To do: Copy out lines with the word "this" from the material that follows.
** Begin **
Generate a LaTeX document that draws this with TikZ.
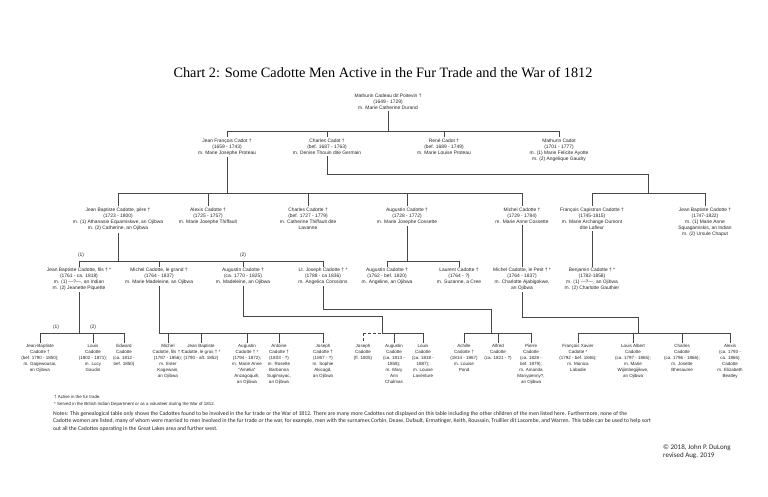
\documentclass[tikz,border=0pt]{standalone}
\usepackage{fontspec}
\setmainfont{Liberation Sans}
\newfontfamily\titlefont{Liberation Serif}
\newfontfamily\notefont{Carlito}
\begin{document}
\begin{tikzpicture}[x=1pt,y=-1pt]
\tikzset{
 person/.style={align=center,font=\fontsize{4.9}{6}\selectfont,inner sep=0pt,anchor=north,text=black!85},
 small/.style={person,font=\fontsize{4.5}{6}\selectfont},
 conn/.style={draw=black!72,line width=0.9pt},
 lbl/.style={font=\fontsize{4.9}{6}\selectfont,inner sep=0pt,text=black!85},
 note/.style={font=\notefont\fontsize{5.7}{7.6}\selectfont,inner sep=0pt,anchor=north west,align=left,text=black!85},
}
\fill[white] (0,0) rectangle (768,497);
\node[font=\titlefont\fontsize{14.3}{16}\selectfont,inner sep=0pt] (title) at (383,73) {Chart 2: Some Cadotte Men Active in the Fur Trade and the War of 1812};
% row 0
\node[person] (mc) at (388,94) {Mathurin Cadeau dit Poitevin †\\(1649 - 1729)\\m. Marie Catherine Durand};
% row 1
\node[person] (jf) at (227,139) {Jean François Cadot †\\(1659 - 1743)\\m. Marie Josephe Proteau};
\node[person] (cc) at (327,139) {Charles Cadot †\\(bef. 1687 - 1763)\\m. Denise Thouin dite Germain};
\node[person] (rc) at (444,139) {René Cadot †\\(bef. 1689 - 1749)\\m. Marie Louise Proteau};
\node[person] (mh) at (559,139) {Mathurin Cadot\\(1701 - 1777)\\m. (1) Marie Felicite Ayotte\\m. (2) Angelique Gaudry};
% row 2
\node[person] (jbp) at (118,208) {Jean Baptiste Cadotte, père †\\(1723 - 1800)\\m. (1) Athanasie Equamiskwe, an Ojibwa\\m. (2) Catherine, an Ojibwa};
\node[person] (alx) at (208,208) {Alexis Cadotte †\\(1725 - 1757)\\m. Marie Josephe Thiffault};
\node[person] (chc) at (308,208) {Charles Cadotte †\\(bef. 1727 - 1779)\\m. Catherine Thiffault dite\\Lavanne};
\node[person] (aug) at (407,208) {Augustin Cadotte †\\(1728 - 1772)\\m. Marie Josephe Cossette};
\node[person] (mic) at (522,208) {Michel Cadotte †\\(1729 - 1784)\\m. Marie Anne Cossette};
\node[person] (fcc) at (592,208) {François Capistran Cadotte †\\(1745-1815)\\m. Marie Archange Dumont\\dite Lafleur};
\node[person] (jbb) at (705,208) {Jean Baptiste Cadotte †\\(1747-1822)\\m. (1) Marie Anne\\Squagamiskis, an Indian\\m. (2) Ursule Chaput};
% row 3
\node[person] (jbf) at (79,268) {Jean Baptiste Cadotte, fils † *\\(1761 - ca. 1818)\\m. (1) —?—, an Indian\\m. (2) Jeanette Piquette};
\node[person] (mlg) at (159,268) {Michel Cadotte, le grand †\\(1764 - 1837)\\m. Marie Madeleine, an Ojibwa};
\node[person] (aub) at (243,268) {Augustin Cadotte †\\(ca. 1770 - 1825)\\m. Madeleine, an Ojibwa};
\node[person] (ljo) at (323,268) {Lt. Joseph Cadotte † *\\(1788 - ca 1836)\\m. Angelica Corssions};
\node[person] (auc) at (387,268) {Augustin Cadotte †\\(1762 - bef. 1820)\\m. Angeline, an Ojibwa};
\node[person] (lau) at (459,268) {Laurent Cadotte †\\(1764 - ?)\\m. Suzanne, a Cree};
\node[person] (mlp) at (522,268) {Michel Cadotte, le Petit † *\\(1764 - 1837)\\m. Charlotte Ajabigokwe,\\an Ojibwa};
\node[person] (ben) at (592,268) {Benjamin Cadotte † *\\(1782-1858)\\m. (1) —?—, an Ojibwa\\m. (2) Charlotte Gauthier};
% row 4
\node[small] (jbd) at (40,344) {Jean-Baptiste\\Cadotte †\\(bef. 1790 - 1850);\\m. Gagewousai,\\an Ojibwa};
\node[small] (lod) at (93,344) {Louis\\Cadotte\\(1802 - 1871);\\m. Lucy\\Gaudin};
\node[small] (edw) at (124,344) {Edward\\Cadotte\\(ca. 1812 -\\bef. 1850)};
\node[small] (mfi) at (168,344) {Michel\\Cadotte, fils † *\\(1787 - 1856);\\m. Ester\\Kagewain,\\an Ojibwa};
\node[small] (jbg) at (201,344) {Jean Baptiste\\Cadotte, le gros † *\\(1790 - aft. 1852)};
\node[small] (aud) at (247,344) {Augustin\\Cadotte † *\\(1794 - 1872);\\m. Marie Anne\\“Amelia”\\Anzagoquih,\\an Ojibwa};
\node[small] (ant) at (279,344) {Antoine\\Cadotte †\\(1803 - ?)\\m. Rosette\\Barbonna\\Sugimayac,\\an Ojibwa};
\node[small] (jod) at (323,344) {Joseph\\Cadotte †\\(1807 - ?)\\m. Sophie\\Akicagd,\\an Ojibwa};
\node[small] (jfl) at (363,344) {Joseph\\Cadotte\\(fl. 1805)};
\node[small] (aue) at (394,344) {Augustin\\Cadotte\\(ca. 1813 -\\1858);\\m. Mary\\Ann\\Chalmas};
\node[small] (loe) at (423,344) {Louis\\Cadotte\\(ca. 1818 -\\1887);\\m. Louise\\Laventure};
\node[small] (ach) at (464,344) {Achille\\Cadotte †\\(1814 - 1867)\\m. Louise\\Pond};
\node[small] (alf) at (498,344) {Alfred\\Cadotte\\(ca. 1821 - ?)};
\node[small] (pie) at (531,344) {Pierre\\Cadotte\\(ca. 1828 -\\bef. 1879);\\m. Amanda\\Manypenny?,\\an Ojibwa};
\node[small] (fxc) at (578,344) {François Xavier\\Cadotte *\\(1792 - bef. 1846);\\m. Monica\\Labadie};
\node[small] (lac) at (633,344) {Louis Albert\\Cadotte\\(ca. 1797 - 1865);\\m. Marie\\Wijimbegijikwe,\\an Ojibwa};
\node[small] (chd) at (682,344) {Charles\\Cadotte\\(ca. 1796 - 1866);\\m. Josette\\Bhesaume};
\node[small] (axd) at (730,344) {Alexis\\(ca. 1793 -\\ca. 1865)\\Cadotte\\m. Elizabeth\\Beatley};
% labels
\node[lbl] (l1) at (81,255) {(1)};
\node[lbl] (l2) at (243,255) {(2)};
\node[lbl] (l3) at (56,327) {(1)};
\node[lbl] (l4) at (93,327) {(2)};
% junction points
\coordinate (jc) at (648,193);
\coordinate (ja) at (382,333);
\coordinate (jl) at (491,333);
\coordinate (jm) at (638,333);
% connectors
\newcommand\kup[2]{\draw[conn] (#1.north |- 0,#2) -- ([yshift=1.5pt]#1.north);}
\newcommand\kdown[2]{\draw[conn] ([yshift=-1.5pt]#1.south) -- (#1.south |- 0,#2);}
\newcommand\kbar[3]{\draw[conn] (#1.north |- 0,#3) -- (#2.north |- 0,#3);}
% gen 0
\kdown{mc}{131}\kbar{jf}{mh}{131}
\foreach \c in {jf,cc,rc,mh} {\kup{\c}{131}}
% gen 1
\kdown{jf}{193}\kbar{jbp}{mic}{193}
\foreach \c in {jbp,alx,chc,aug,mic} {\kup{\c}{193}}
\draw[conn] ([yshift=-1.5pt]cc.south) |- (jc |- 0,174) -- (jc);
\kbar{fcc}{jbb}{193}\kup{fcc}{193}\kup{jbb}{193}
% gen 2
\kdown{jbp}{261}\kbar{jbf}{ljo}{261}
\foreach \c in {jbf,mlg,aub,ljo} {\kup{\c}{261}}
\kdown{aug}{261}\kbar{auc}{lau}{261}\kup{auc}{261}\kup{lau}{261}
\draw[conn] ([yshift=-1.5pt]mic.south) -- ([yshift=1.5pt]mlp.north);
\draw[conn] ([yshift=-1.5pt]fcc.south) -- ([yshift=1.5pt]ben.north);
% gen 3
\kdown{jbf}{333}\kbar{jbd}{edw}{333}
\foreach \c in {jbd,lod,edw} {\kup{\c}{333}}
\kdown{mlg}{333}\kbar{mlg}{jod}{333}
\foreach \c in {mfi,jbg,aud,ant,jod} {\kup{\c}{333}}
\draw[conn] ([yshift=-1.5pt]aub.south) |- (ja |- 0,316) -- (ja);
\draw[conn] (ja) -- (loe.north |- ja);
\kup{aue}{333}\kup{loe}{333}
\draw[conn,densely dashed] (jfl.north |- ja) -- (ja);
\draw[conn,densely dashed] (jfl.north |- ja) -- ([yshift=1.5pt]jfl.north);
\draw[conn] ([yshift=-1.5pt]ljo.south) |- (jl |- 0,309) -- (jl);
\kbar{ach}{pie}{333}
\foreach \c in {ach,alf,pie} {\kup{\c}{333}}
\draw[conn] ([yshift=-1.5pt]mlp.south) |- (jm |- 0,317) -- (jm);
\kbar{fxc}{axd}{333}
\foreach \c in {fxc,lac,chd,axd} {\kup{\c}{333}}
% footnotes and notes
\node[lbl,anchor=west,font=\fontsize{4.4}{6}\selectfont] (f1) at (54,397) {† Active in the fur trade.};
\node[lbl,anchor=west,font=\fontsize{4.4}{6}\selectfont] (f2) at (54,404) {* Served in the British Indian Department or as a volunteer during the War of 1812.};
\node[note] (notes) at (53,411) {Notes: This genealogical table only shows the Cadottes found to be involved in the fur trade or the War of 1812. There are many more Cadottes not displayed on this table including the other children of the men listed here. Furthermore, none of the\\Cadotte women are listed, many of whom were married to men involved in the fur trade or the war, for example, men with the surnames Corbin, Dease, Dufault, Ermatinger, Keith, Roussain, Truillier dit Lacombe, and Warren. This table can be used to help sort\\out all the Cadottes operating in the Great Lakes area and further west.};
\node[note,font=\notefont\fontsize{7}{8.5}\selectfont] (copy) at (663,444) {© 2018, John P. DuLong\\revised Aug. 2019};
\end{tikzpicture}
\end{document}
** End **
Solution below:
Generate a LaTeX document that draws this with TikZ.
\node[note] (notes) at (53,411) {Notes: This genealogical table only shows the Cadottes found to be involved in the fur trade or the War of 1812. There are many more Cadottes not displayed on this table including the other children of the men listed here. Furthermore, none of the\\Cadotte women are listed, many of whom were married to men involved in the fur trade or the war, for example, men with the surnames Corbin, Dease, Dufault, Ermatinger, Keith, Roussain, Truillier dit Lacombe, and Warren. This table can be used to help sort\\out all the Cadottes operating in the Great Lakes area and further west.};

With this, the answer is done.